The option of not widening the highway, or not widening it that much, is not being seriously considered. Because there are a lot of cars on that stretch of highway now and, as the state’s population inevitably grows, there will be even more traffic there in the future. If the road isn’t widened, the thinking goes, traffic there will slow to a 20-mph rush hour crawl by the year 2050.
The betting here is that such a snarl will happen even if the highway is widened this time. And next time. And the time after that. The sad fact about widening highways is traffic always grows to fill the available space. Sort of like the junk in your basement or garage.
But UDOT’s designers have already been supplied with some $1.6 billion by the Utah Legislature, so it would appear the fix is in.
At a Nov. 14 virtual open house explaining the project, UDOT planners noted the I-15 plan is not expected to handle all the people who want to move from north to south and back again. They said that there are also transit options in the works, including adding a second track to the FrontRunner commuter rail system and improved bus service running between Davis and Salt Lake counties, in the works. But those are in the portfolio of the Utah Transit Authority, not UDOT.
So, because UDOT’s only tool is pouring more concrete, that’s what it is planning to do. Encourage more cars and trucks barreling down — or, by their own estimates, crawling along — the corridor that already befouls the air and segregates the lower-income households to the west from the more affluent neighborhoods to the east.

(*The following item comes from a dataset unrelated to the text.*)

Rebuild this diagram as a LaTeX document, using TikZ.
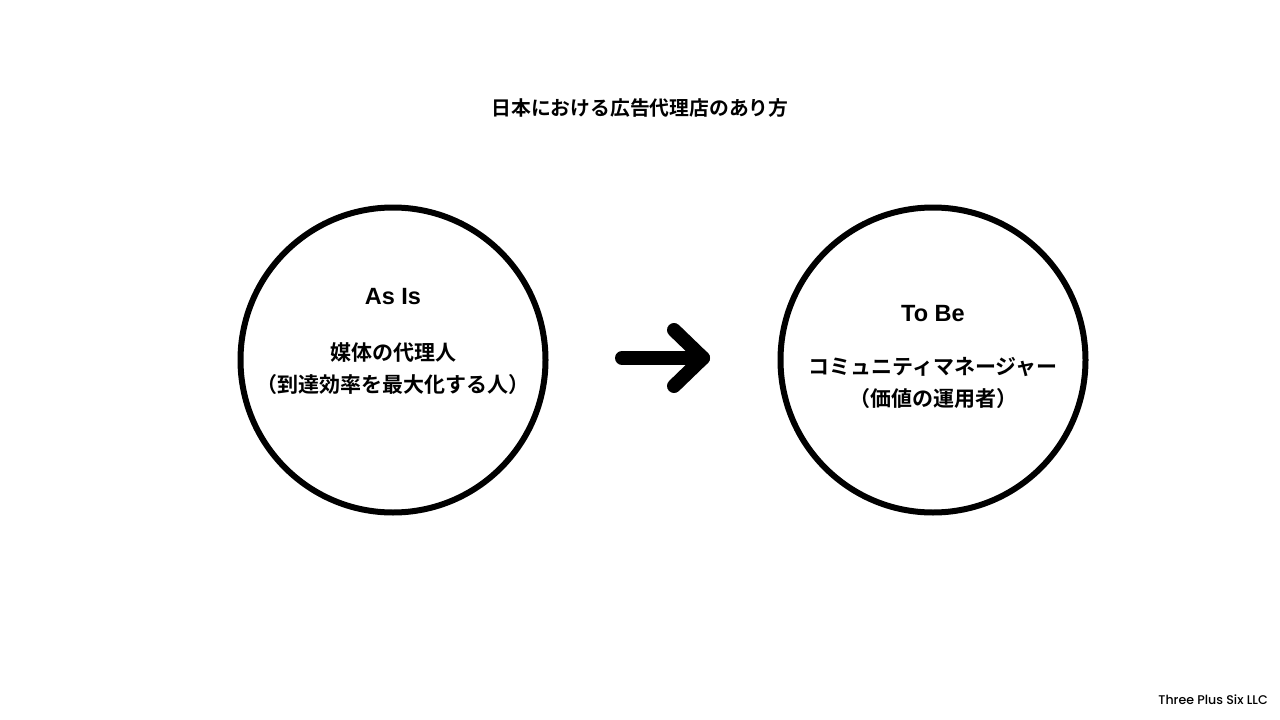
\documentclass[tikz,border=0pt]{standalone}
\usepackage{fontspec}
\setmainfont{Liberation Sans}
\newfontfamily\jpb{Noto Sans CJK JP Bold}
\newfontfamily\lbl{Liberation Sans}[BoldFont={Liberation Sans Bold}]
\newfontfamily\futur{Poppins Medium}
\begin{document}
\begin{tikzpicture}[x=1pt,y=-1pt,
  ring/.style={draw=black,line width=6pt,circle,minimum size=305pt,inner sep=0pt},
  heading/.style={font=\lbl\bfseries\fontsize{23.5}{26}\selectfont,inner sep=0pt},
  jtext/.style={font=\jpb\fontsize{21}{24}\selectfont,inner sep=0pt,align=center},
  bigarrow/.style={line width=14pt,line cap=round,line join=round}]
\useasboundingbox (0,0) rectangle (1280,720);
\fill[white] (0,0) rectangle (1280,720);
\node[font=\jpb\fontsize{19.8}{22}\selectfont,inner sep=0pt] (title) at (640,108) {日本における広告代理店のあり方};
\node[ring] (left) at (393,360) {};
\node[ring] (right) at (933,360) {};
\node[heading] (asis) at (393,297) {As Is};
\node[jtext] (l1) at (393,353) {媒体の代理人};
\node[jtext] (l2) at (393,385) {（到達効率を最大化する人）};
\node[heading] (tobe) at (933,314) {To Be};
\node[jtext] (r1) at (933,367) {コミュニティマネージャー};
\node[jtext] (r2) at (933,399) {（価値の運用者）};
\coordinate (a0) at (622,358);
\coordinate (a1) at (703,358);
\coordinate (h1) at (674,330);
\coordinate (h2) at (674,386);
\draw[bigarrow] (a0) -- (a1);
\draw[bigarrow] (h1) -- (a1) -- (h2);
\node[font=\futur\fontsize{12.6}{14}\selectfont,inner sep=0pt,anchor=east] (llc) at (1268,700) {Three Plus Six LLC};
\end{tikzpicture}
\end{document}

To be fair, the design options presented by UDOT include extensive side projects to make it easier for not only cars, but also pedestrians and bicycles, to go over or under I-15 from east to west, as well as a feature designed to lure truck traffic away from Salt Lake City’s 600 North.
What our community needs, though, is a broader approach to this problem, managed at the level of the governor and/or legislature, that takes as its goal significantly reducing the demand on I-15 and the perceived need to spend all that money making it bigger. And bigger. And bigger still.

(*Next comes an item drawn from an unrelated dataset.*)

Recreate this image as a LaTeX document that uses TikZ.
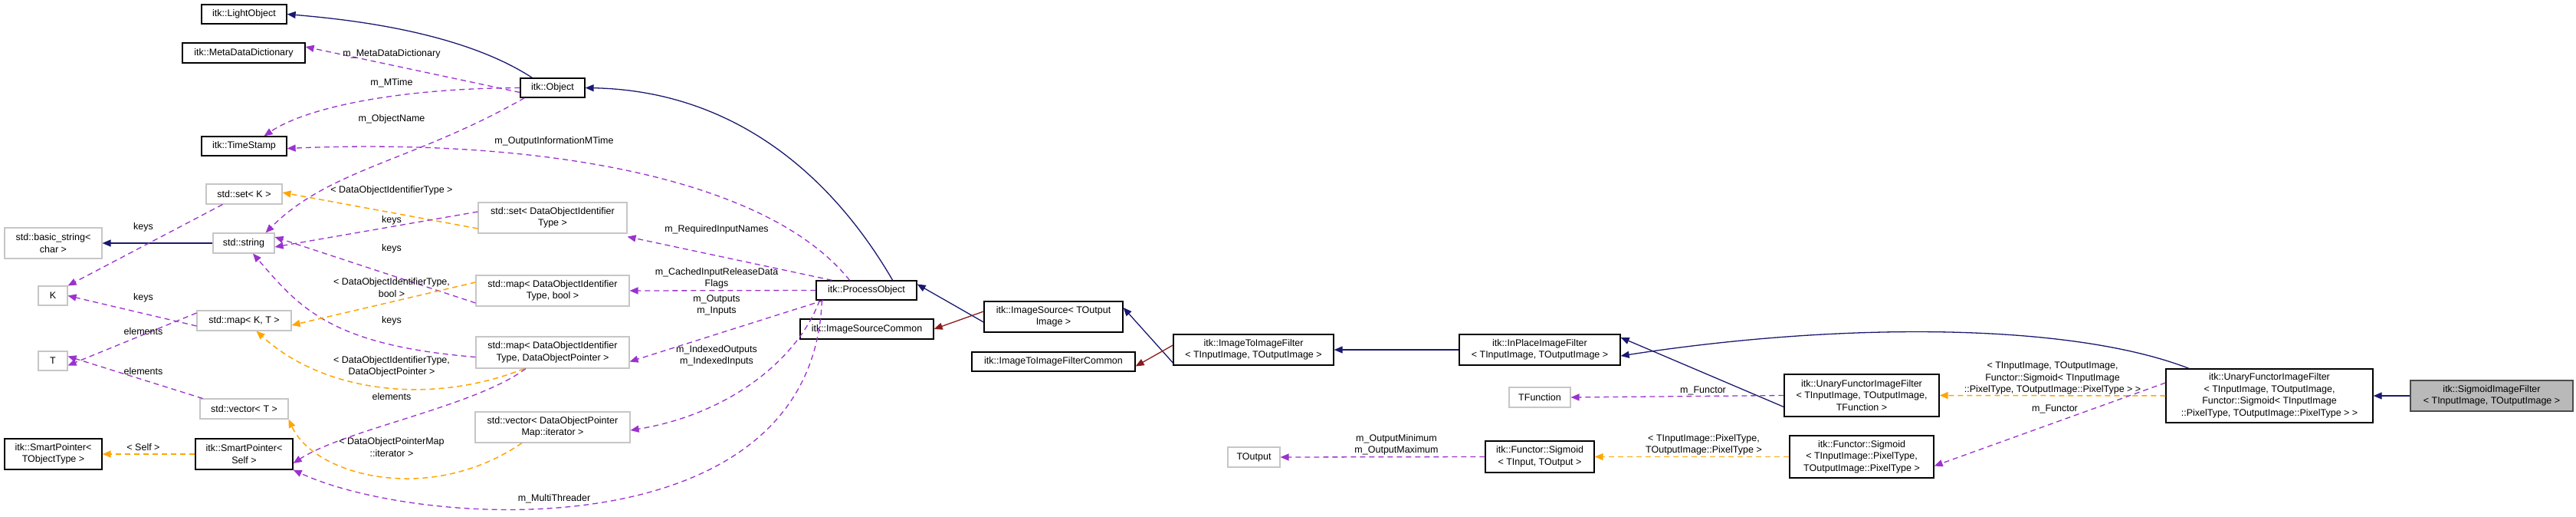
\documentclass[tikz,border=0pt]{standalone}
\usepackage{fontspec}
\setmainfont{Liberation Sans}
\usetikzlibrary{arrows.meta}
\definecolor{navy}{HTML}{191970}
\definecolor{purp}{HTML}{9A32CD}
\definecolor{orng}{HTML}{FFA500}
\definecolor{dred}{HTML}{8B1A1A}
\begin{document}
\begin{tikzpicture}[x=1pt,y=-1pt,
  base/.style={rectangle,inner sep=0pt,align=center,font=\fontsize{12.5}{15.5}\selectfont,fill=white},
  cls/.style={base,draw=black,line width=1.3pt},
  ext/.style={base,draw=gray!45,line width=1.1pt},
  cur/.style={base,draw=black!70,line width=1.3pt,fill=gray!55},
  tip/.style={-{Triangle[length=11pt,width=9pt]}},
  inh/.style={tip,draw=navy,line width=1.3pt},
  priv/.style={tip,draw=dred,line width=1.3pt},
  use/.style={tip,draw=purp,line width=1.3pt,dash pattern=on 7pt off 5pt},
  tmpl/.style={tip,draw=orng,line width=1.5pt,dash pattern=on 7pt off 5pt},
  lbl/.style={font=\fontsize{12.5}{15.5}\selectfont,align=center,inner sep=1pt}]
\useasboundingbox (0,0) rectangle (3361,674);
% nodes
\node[cls,minimum width=111,minimum height=25] (LO) at (318.5,18.5) {itk::LightObject};
\node[cls,minimum width=160,minimum height=26] (MD) at (318,69) {itk::MetaDataDictionary};
\node[cls,minimum width=84,minimum height=25] (OB) at (721,114.5) {itk::Object};
\node[cls,minimum width=111,minimum height=25] (TS) at (318.5,190.5) {itk::TimeStamp};
\node[ext,minimum width=99,minimum height=26] (SK) at (318.5,253) {std::set< K >};
\node[ext,minimum width=127,minimum height=40] (BS) at (69.5,317) {std::basic\_string<\\char >};
\node[ext,minimum width=80,minimum height=26] (ST) at (318,317) {std::string};
\node[ext,minimum width=194,minimum height=40] (SD) at (721,284) {std::set< DataObjectIdentifier\\Type >};
\node[ext,minimum width=38,minimum height=25] (K) at (69,385.5) {K};
\node[ext,minimum width=200,minimum height=40] (MB) at (721,379) {std::map< DataObjectIdentifier\\Type, bool >};
\node[ext,minimum width=123,minimum height=26] (MKT) at (318.5,418) {std::map< K, T >};
\node[ext,minimum width=38,minimum height=25] (T) at (69,470.5) {T};
\node[ext,minimum width=200,minimum height=41] (MP) at (721,459.5) {std::map< DataObjectIdentifier\\Type, DataObjectPointer >};
\node[ext,minimum width=115,minimum height=26] (VT) at (318.5,533) {std::vector< T >};
\node[cls,minimum width=127,minimum height=40] (SPT) at (69.5,592) {itk::SmartPointer<\\TObjectType >};
\node[cls,minimum width=127,minimum height=40] (SPS) at (318.5,592) {itk::SmartPointer<\\Self >};
\node[ext,minimum width=202,minimum height=40] (VD) at (721,557) {std::vector< DataObjectPointer\\Map::iterator >};
\node[cls,minimum width=131,minimum height=25] (PO) at (1130.5,378.5) {itk::ProcessObject};
\node[cls,minimum width=174,minimum height=26] (ISC) at (1131,429) {itk::ImageSourceCommon};
\node[cls,minimum width=181,minimum height=40] (IS) at (1374.5,413) {itk::ImageSource< TOutput\\Image >};
\node[cls,minimum width=213,minimum height=25] (ITC) at (1374.5,471.5) {itk::ImageToImageFilterCommon};
\node[cls,minimum width=209,minimum height=40] (ITI) at (1635.5,456) {itk::ImageToImageFilter\\< TInputImage, TOutputImage >};
\node[cls,minimum width=210,minimum height=40] (IP) at (2009,456) {itk::InPlaceImageFilter\\< TInputImage, TOutputImage >};
\node[ext,minimum width=80,minimum height=26] (TF) at (2009,518) {TFunction};
\node[ext,minimum width=68,minimum height=26] (TO) at (1636,596) {TOutput};
\node[cls,minimum width=142,minimum height=41] (FS) at (2009,595.5) {itk::Functor::Sigmoid\\< TInput, TOutput >};
\node[cls,minimum width=202,minimum height=55] (UT) at (2429,515.5) {itk::UnaryFunctorImageFilter\\< TInputImage, TOutputImage,\\TFunction >};
\node[cls,minimum width=270,minimum height=70] (US) at (2961,516) {itk::UnaryFunctorImageFilter\\< TInputImage, TOutputImage,\\Functor::Sigmoid< TInputImage\\::PixelType, TOutputImage::PixelType > >};
\node[cur,minimum width=212,minimum height=40] (SF) at (3251,516) {itk::SigmoidImageFilter\\< TInputImage, TOutputImage >};
\node[cls,minimum width=188,minimum height=55] (FP) at (2429,595.5) {itk::Functor::Sigmoid\\< TInputImage::PixelType,\\TOutputImage::PixelType >};
% edges
\draw[inh] ([xshift=16]OB.north west) .. controls (600,40) and (450,25) .. (LO.east);
\draw[inh] ([xshift=-32]PO.north east) .. controls (1080,220) and (950,118) .. (OB.east);
\draw[use] ([yshift=-6]OB.west) -- ([yshift=8]MD.east);
\draw[use] (OB.west) .. controls (520,115) and (400,140) .. ([xshift=26]TS.north);
\draw[use] ([xshift=6]OB.south west) .. controls (540,210) and (430,220) .. ([xshift=-12]ST.north east);
\draw[use] ([xshift=-22]PO.north) .. controls (1000,230) and (700,180) .. ([yshift=-3]TS.east);
\draw[use] ([xshift=-45]PO.north) -- ([yshift=-4]SD.south east);
\draw[use] (PO.west) -- (MB.east);
\draw[use] ([xshift=10]PO.south west) -- ([yshift=-12]MP.east);
\draw[use] ([xshift=5]PO.south west) .. controls (1040,470) and (950,540) .. ([yshift=-4]VD.east);
\draw[use] ([xshift=8]PO.south west) .. controls (1060,720) and (550,690) .. (SPS.south east);
\draw[tmpl] ([yshift=-14]SD.west) -- ([yshift=2]SK.east);
\draw[use] ([yshift=8]SD.west) -- ([yshift=-5]ST.east);
\draw[use] ([yshift=-16]MB.west) -- ([yshift=8]ST.east);
\draw[use] ([yshift=-6]MP.west) .. controls (430,450) and (390,400) .. ([xshift=12]ST.south);
\draw[inh] (ST.west) -- (BS.east);
\draw[use] ([xshift=-28]SK.south) -- (K.north east);
\draw[use] ([yshift=-7]MKT.west) -- (K.east);
\draw[use] ([yshift=10]MKT.west) -- ([yshift=-6]T.east);
\draw[use] ([xshift=4]VT.north west) -- ([yshift=6]T.east);
\draw[tmpl] ([yshift=11]MB.west) -- ([yshift=-6]MKT.east);
\draw[tmpl] ([xshift=-37]MP.south) .. controls (560,530) and (420,510) .. ([xshift=16]MKT.south);
\draw[use] ([xshift=-35]MP.south) .. controls (620,530) and (450,560) .. ([yshift=-12]SPS.east);
\draw[tmpl] ([xshift=-40]VD.south) .. controls (560,660) and (410,620) .. (VT.south east);
\draw[tmpl] (SPS.west) -- (SPT.east);
\draw[inh] ([yshift=-7]IS.west) -- ([yshift=8]PO.east);
\draw[priv] ([yshift=7]IS.west) -- (ISC.east);
\draw[inh] ([yshift=-17]ITI.west) -- ([yshift=12]IS.east);
\draw[priv] ([yshift=6]ITI.west) -- ([yshift=-6]ITC.east);
\draw[inh] (IP.west) -- (ITI.east);
\draw[inh] ([yshift=-15]UT.west) -- ([yshift=16]IP.east);
\draw[inh] ([xshift=-105]US.north) .. controls (2700,420) and (2400,420) .. ([yshift=-8]IP.east);
\draw[use] (UT.west) -- (TF.east);
\draw[tmpl] (US.west) -- (UT.east);
\draw[use] ([yshift=17]US.west) -- ([yshift=-12]FP.east);
\draw[tmpl] (FP.west) -- (FS.east);
\draw[use] (FS.west) -- (TO.east);
\draw[inh] (SF.west) -- (US.east);
% labels
\node[lbl] (l1) at (511,70) {m\_MetaDataDictionary};
\node[lbl] (l2) at (511,108) {m\_MTime};
\node[lbl] (l3) at (511,155) {m\_ObjectName};
\node[lbl] (l4) at (723,184) {m\_OutputInformationMTime};
\node[lbl] (l5) at (511,248) {< DataObjectIdentifierType >};
\node[lbl] (l6) at (511,287) {keys};
\node[lbl] (l7) at (511,324) {keys};
\node[lbl] (l8) at (187,296) {keys};
\node[lbl] (l9) at (187,388) {keys};
\node[lbl] (l10) at (187,432) {elements};
\node[lbl] (l11) at (187,484) {elements};
\node[lbl] (l12) at (511,375) {< DataObjectIdentifierType,\\bool >};
\node[lbl] (l13) at (511,418) {keys};
\node[lbl] (l14) at (511,478) {< DataObjectIdentifierType,\\DataObjectPointer >};
\node[lbl] (l15) at (511,517) {elements};
\node[lbl] (l16) at (511,583) {< DataObjectPointerMap\\::iterator >};
\node[lbl] (l17) at (187,583) {< Self >};
\node[lbl] (l18) at (723,650) {m\_MultiThreader};
\node[lbl] (l19) at (935,299) {m\_RequiredInputNames};
\node[lbl] (l20) at (935,363) {m\_CachedInputReleaseData\\Flags};
\node[lbl] (l21) at (935,398) {m\_Outputs\\m\_Inputs};
\node[lbl] (l22) at (935,464) {m\_IndexedOutputs\\m\_IndexedInputs};
\node[lbl] (l23) at (2222,509) {m\_Functor};
\node[lbl] (l24) at (1822,580) {m\_OutputMinimum\\m\_OutputMaximum};
\node[lbl] (l25) at (2223,580) {< TInputImage::PixelType,\\TOutputImage::PixelType >};
\node[lbl] (l26) at (2678,493) {< TInputImage, TOutputImage,\\Functor::Sigmoid< TInputImage\\::PixelType, TOutputImage::PixelType > >};
\node[lbl] (l27) at (2681,533) {m\_Functor};
\end{tikzpicture}
\end{document}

Such plans should include at least as much as the $1.6 billion planned for the I-15 project put into public transit, along that corridor and others, to siphon people and cars onto alternate paths. Between the state’s own surplus accounts and the federal funds available for public works, there’s no way our leaders can plead poverty. Only ignorance. Or force of habit.
The public has until January 13 to weigh in on the I-15 plan at https://i15eis.udot.utah.gov/, by email at i15eis@utah.gov or on paper by writing to UDOT at 392 East Winchester Street, Ste. 300, Salt Lake City, UT 84107. Tell them you choose None of the Above.
Meanwhile, on 2100 South
While you are in a commenting mood, have a look at the plans Salt Lake City has sketched out for a really busy section of 2100 South, from 700 East to 1300 through the redeveloping Sugar House neighborhood.
City staffers, noticing that much of that segment of pavement needs replacing anyway, have been noodling around with ideas that include making the roadway more of a pedestrian/cyclist-friendly boulevard. Options include reducing the street from four lanes to three (one of them a left-turn-only lane), removing on-street parking and favoring walking, biking and taking the bus.
The city’s research indicates that most of the auto traffic along that stretch of 2100 South is bound for that neighborhood, mostly for shopping and eating, and is not just passing through on its way somewhere else. If that is the case, 2100 could be another example of a place where efforts to reduce traffic, not make futile gestures to allow it to go faster, would be the right approach.
Most people like to drive their heavy, expensive, dirty cars just about everywhere they go. To some extent it falls to city and state government to roll their eyes, sigh, and help them to do just that.
But it is also the job of our public officials and servants to take more of a leadership posture and find ways to get us from here to there that don’t just make everything worse. And it is up to the rest of them to tell them that is what we want.